Reliability you can put a number on.
“More reliable” is not a target. 99.95% with an agreed error budget is. We build the delivery and operations discipline that gets you there and keeps you there.
We take delivery pipelines and production operations from artisanal to industrial: CI/CD that ships every merge, observability that answers questions instead of storing data, SLOs that turn reliability arguments into budget decisions, and incident practice that makes the third outage cheaper than the first.
- 01 CI/CD pipeline engineering (GitHub Actions)
- 02 GitOps delivery with ArgoCD
- 03 Observability: metrics, traces, logs that correlate
- 04 SLOs, error budgets, and alerting that respects sleep
- 05 Incident response process and post-incident review
- 06 On-call design and toil reduction
- 07 Release engineering: canaries, feature flags, rollback
- 08 Production-readiness reviews
Discover
We measure your four key metrics — lead time, deploy frequency, change failure rate, time to restore — and your real availability, not the dashboard one.
Build
Pipelines, dashboards, and SLOs land service by service. Each team keeps shipping while its path to production gets shorter underneath it.
Run
We run the first incident reviews with you, coach the on-call rota, and leave when reliability is a habit rather than a project.
Is this a tooling project or a culture project?
Both, in that order.

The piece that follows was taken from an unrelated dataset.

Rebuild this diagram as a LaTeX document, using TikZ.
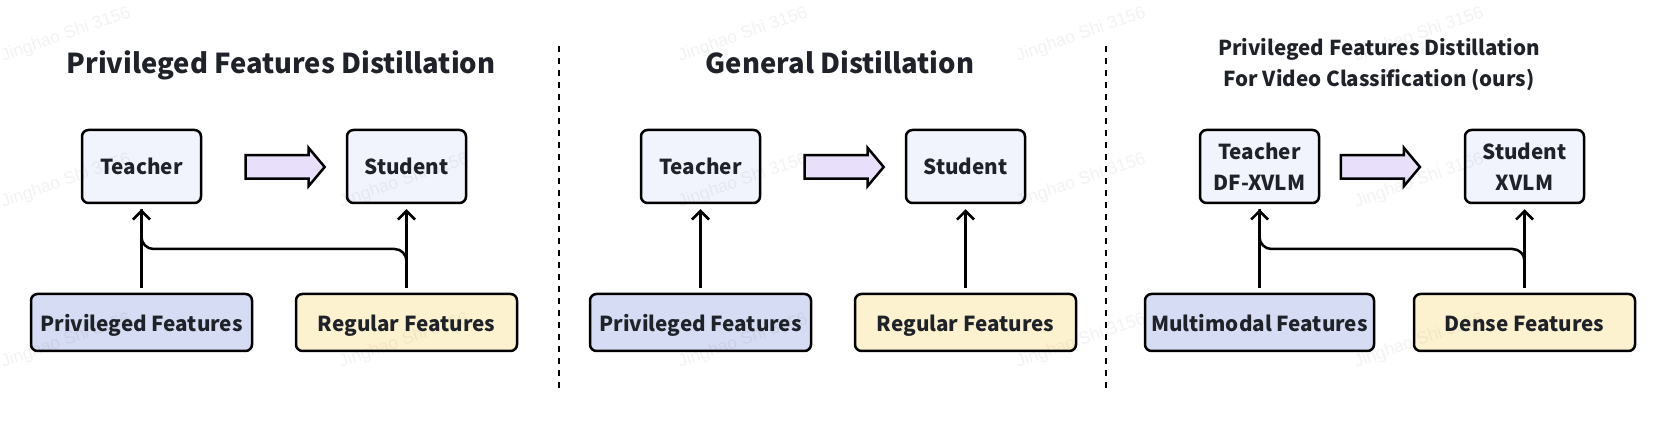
\documentclass[tikz,border=0pt]{standalone}
\usepackage{fontspec}
\setmainfont{Noto Sans CJK SC}
\newfontfamily\markfont{Liberation Sans}
\usetikzlibrary{arrows.meta,shapes.arrows}
\definecolor{inktext}{HTML}{1F2329}
\definecolor{modelfill}{HTML}{F1F4FC}
\definecolor{privfill}{HTML}{D6DCF3}
\definecolor{regfill}{HTML}{FDF2D0}
\definecolor{distilfill}{HTML}{E8E0FA}
\begin{document}
\begin{tikzpicture}
    \tikzstyle{box} = [draw=black, line width=0.05cm, rounded corners=0.13cm, text=inktext, font=\fontsize{11.75}{17.5}\selectfont\bfseries, align=center, inner sep=0pt]
    \tikzstyle{model} = [box, fill=modelfill, minimum width=2.38cm, minimum height=1.46cm]
    \tikzstyle{oneline} = [model, text height=0.4cm, text depth=0.08cm]
    \tikzstyle{feature} = [box, minimum width=4.42cm, minimum height=1.14cm, text height=0.44cm, text depth=0.08cm]
    \tikzstyle{privileged} = [feature, fill=privfill]
    \tikzstyle{regular} = [feature, fill=regfill]
    \tikzstyle{distil} = [draw=black, line width=0.05cm, fill=distilfill, single arrow, single arrow head extend=0.15cm, single arrow tip angle=100, inner xsep=0pt, inner ysep=0.21cm, minimum height=1.58cm]
    \tikzstyle{feed} = [draw=black, line width=0.05cm, shorten <=0.1cm, shorten >=0.1cm]
    \tikzstyle{feedtip} = [feed, -{Straight Barb[length=0.17cm, width=0.34cm]}]
    \tikzstyle{heading} = [text=inktext, font=\fontsize{15.6}{20}\selectfont\bfseries, align=center, text height=0.42cm, text depth=0.1cm]
    \tikzstyle{subheading} = [text=inktext, font=\fontsize{11.7}{17.5}\selectfont\bfseries, align=center]
    \tikzstyle{divider} = [draw=black, line width=0.04cm, dash pattern=on 0.12cm off 0.12cm]
    \tikzstyle{stamp} = [font=\fontsize{10}{12}\markfont, text=black, text opacity=0.05, rotate=19]

    \useasboundingbox[fill=white] (0, 0) rectangle (33.36, 8.58);

    % left panel
    \node[heading] (titleA) at (5.62, 7.26) {Privileged Features Distillation};
    \node[oneline] (teacherA) at (2.83, 5.25) {Teacher};
    \node[oneline] (studentA) at (8.13, 5.25) {Student};
    \node[distil] (distilA) at (5.605, 5.24) {};
    \node[privileged] (privA) at (2.83, 2.13) {Privileged Features};
    \node[regular] (regA) at (8.13, 2.13) {Regular Features};
    \coordinate (busA) at (5, 3.6);
    \draw[feedtip] (privA.north) -- (teacherA.south);
    \draw[feedtip] (regA.north) -- (studentA.south);
    \draw[feed, rounded corners=0.24cm] (regA.north) -- (regA.north |- busA) -- (privA.north |- busA) -- (teacherA.south);

    \coordinate (lineA) at (11.18, 7.66);
    \coordinate (lineAend) at (11.18, 0.8);
    \draw[divider] (lineA) -- (lineAend);

    % middle panel
    \begin{scope}[xshift=11.18cm]
        \node[heading] (titleB) at (5.62, 7.26) {General Distillation};
        \node[oneline] (teacherB) at (2.83, 5.25) {Teacher};
        \node[oneline] (studentB) at (8.13, 5.25) {Student};
        \node[distil] (distilB) at (5.605, 5.24) {};
        \node[privileged] (privB) at (2.83, 2.13) {Privileged Features};
        \node[regular] (regB) at (8.13, 2.13) {Regular Features};
        \draw[feedtip] (privB.north) -- (teacherB.south);
        \draw[feedtip] (regB.north) -- (studentB.south);
    \end{scope}

    \coordinate (lineB) at (22.12, 7.66);
    \coordinate (lineBend) at (22.12, 0.8);
    \draw[divider] (lineB) -- (lineBend);

    % right panel
    \begin{scope}[xshift=22.36cm]
        \node[subheading] (titleC) at (5.22, 7.29) {Privileged Features Distillation\\For Video Classification (ours)};
        \node[model] (teacherC) at (2.83, 5.25) {Teacher\\DF-XVLM};
        \node[model] (studentC) at (8.13, 5.25) {Student\\XVLM};
        \node[distil] (distilC) at (5.15, 5.24) {};
        \node[privileged, minimum width=4.58cm] (privC) at (2.83, 2.13) {Multimodal Features};
        \node[regular] (regC) at (8.13, 2.13) {Dense Features};
        \coordinate (busC) at (5, 3.6);
        \draw[feedtip] (privC.north) -- (teacherC.south);
        \draw[feedtip] (regC.north) -- (studentC.south);
        \draw[feed, rounded corners=0.24cm] (regC.north) -- (regC.north |- busC) -- (privC.north |- busC) -- (teacherC.south);
    \end{scope}

    % faint stamps
    \foreach \x/\n in {1.32/a, 14.86/c, 21.62/d, 28.38/e} {
        \node[stamp] (stampT\n) at (\x, 7.88) {Jinghao Shi 3156};
    }
    \foreach \x/\n in {1.32/a, 8.08/b, 14.86/c, 21.62/d, 28.38/e} {
        \node[stamp] (stampM\n) at (\x, 4.96) {Jinghao Shi 3156};
        \node[stamp] (stampL\n) at (\x, 1.76) {Jinghao Shi 3156};
    }
\end{tikzpicture}
\end{document}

Tooling first because it changes behaviour fastest: when deploys take 4 minutes, people deploy differently. The habits — SLO reviews, blameless post-incident analysis — build on top of working tools.
How long until we see results?
The first service typically has a full pipeline, dashboards, and an SLO inside 4–6 weeks. Organisation-wide change is a 2–3 quarter programme depending on service count.
Do you take over our on-call?
No — outsourced on-call removes the feedback loop that makes systems better. We design the rota, cut the noise, and sit in with your engineers until the pager is quiet enough to hold.
We already have dashboards. Why are incidents still hard?
Dashboards store data; observability answers questions. The usual gap is correlation — metrics, traces, and logs that cannot be joined during an incident. We fix the joins, not the chart count.
Who owns the configuration and runbooks?
You do, in your repositories, from day one. We work in your tooling accounts — nothing routes through infrastructure we control.